If your team shares spreadsheets, set formulas directly as =A2*1.609344 and apply controlled cell formatting. This avoids manual copy errors and keeps conversion transparent during audits or peer review.
Practical Use Cases
International Driving
Tourists renting cars often switch between mph and km/h signs across borders. Knowing that 60 mph is about 96.6 km/h and 70 mph is about 112.7 km/h helps prevent accidental overspeeding.
Vehicle Reviews and Performance Specs
Automotive media may quote top speed in mph for U.S. audiences and km/h for global readers.
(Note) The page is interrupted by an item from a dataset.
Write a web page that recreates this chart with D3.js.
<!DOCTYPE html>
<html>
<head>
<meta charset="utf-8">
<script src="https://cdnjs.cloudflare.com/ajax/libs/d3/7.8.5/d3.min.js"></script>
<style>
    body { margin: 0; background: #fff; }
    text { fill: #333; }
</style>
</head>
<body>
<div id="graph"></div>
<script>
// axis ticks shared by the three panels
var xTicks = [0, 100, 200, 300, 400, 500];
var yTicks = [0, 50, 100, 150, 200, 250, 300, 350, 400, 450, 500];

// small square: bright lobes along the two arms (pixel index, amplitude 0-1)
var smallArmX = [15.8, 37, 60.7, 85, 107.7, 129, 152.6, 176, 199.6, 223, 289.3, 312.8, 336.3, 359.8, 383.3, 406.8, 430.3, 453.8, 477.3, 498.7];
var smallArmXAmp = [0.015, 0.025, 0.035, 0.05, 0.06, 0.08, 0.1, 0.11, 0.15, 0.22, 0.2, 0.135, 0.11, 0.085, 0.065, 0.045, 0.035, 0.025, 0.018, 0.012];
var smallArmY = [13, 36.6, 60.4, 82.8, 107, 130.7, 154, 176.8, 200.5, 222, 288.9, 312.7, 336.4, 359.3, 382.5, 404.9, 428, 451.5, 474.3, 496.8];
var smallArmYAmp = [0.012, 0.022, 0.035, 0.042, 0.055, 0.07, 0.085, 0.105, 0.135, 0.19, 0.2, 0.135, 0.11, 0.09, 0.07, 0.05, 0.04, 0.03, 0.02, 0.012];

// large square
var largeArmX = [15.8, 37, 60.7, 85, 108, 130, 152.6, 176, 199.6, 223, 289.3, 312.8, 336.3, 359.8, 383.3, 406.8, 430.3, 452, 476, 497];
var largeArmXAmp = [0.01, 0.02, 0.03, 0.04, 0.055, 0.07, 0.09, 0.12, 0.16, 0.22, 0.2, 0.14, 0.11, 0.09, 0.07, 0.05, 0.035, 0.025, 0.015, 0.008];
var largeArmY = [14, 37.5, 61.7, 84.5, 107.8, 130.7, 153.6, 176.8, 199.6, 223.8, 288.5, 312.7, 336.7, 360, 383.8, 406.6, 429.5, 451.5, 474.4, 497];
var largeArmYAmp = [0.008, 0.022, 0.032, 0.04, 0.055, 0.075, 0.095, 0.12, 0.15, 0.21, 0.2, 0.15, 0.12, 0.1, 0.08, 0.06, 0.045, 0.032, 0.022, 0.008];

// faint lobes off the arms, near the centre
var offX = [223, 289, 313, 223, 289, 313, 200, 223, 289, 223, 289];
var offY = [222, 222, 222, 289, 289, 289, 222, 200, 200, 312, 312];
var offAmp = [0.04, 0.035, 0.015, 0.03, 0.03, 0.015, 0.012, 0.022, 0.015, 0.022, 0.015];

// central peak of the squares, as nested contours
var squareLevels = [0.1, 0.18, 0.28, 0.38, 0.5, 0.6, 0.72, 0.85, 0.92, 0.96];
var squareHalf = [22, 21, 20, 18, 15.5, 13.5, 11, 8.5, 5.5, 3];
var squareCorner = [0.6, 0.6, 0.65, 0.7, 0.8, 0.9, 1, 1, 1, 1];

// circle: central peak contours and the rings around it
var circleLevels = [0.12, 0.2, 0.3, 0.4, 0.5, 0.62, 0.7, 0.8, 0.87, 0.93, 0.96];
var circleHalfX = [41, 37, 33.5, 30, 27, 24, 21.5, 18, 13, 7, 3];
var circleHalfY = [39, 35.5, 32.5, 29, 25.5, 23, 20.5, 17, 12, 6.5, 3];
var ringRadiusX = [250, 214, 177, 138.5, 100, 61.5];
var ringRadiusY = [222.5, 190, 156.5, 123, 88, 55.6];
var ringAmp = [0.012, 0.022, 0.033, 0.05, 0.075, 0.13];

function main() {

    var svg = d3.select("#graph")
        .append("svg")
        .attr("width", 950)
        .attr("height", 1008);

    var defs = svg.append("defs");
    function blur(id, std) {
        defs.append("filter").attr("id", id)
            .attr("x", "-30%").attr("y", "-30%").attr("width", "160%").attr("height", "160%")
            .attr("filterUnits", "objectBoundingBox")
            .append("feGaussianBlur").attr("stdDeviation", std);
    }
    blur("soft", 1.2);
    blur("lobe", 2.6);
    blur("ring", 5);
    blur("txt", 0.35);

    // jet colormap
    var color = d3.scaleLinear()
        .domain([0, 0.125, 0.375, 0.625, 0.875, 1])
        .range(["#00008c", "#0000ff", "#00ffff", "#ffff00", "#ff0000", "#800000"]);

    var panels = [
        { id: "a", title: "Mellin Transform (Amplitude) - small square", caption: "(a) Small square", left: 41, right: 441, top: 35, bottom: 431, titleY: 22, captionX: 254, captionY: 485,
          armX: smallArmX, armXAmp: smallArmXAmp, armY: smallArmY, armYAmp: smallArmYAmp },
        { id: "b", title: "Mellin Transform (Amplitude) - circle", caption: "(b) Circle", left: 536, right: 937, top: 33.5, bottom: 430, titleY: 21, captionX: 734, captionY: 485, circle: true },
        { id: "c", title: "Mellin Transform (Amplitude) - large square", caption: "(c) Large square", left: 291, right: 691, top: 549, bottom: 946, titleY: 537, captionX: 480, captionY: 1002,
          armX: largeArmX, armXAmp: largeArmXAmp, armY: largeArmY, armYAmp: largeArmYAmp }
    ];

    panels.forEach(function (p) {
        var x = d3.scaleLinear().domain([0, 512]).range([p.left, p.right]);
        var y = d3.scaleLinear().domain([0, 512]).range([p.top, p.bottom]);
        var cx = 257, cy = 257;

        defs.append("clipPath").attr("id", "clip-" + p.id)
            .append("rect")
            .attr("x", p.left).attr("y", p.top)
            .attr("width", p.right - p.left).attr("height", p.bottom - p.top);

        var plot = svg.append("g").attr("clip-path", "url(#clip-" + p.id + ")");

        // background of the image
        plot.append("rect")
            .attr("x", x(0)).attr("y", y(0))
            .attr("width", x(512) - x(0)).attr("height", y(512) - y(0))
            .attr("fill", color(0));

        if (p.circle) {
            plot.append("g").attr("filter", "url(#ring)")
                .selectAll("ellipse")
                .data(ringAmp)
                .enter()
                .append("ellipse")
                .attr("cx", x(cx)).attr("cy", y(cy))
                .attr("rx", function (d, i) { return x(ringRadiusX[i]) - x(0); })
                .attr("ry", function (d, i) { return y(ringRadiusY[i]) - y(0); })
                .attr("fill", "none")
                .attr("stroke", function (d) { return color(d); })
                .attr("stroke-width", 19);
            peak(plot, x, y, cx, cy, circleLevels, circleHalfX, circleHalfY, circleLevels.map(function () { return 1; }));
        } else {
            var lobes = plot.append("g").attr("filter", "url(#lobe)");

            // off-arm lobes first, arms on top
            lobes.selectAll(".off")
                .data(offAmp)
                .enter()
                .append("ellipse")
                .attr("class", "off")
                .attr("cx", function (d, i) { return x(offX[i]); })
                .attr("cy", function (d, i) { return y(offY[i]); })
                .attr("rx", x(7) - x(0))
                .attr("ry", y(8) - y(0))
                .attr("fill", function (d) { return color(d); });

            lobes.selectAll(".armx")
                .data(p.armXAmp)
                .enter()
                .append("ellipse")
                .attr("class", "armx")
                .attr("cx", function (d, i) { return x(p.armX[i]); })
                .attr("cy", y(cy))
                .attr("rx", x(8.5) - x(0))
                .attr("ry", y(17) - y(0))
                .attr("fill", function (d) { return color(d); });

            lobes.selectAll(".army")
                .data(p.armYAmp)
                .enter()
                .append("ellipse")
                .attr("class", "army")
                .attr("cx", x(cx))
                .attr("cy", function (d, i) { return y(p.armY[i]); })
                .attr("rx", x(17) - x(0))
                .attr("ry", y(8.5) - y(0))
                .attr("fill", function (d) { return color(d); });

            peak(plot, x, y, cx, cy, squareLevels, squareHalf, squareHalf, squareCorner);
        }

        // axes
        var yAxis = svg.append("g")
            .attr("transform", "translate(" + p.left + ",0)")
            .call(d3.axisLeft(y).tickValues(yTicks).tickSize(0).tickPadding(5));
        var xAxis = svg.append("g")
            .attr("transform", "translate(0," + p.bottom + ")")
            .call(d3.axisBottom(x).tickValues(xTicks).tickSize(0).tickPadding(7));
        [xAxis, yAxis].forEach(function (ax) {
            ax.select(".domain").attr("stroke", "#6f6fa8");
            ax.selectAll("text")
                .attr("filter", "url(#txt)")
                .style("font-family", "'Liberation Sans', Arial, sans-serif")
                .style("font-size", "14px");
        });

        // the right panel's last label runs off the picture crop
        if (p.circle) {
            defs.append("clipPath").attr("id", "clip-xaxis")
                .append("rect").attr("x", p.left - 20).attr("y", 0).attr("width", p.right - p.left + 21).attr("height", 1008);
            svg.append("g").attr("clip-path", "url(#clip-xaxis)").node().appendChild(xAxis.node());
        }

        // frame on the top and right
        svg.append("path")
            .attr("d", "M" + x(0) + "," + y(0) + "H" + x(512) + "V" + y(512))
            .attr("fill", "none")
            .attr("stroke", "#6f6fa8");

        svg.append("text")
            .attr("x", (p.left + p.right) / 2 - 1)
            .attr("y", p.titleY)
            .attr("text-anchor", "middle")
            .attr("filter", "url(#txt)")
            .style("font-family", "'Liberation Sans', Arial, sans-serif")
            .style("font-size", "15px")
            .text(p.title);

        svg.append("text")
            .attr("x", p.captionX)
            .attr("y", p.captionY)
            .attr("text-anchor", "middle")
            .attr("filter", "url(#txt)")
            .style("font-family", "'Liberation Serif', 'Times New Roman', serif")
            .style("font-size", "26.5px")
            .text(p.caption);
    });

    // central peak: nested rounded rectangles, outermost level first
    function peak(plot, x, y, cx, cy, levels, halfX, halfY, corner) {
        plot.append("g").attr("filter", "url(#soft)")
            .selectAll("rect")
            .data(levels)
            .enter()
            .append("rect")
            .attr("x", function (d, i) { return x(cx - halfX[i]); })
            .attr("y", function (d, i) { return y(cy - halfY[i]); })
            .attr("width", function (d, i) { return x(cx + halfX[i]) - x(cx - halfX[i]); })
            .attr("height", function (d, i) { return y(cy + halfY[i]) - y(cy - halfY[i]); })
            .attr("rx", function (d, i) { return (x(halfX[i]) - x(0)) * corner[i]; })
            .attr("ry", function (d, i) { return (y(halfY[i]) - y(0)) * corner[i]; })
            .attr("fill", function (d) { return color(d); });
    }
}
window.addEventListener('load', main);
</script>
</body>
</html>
Accurate conversion helps compare models from different markets fairly.
Sports and Fitness Data
Cycling, running treadmills, and motorsport dashboards may display different unit systems. Consistent conversion supports cleaner comparisons over time.
STEM Education
Unit conversion teaches dimensional analysis and reinforces why units are essential in science and engineering problem solving.
Final Takeaway
To calculate miles per hour to kilometers per hour correctly, multiply mph by 1.609344, then round according to your purpose. Use quick mental methods for rough estimates, but rely on exact conversion for professional or safety-critical tasks. The calculator above automates the process, shows clean output, and visualizes the relationship so you can interpret speeds quickly and confidently.
Fast rule to remember: mph × 1.609344 = km/h. If the value looks too low, check whether you accidentally divided instead of multiplied.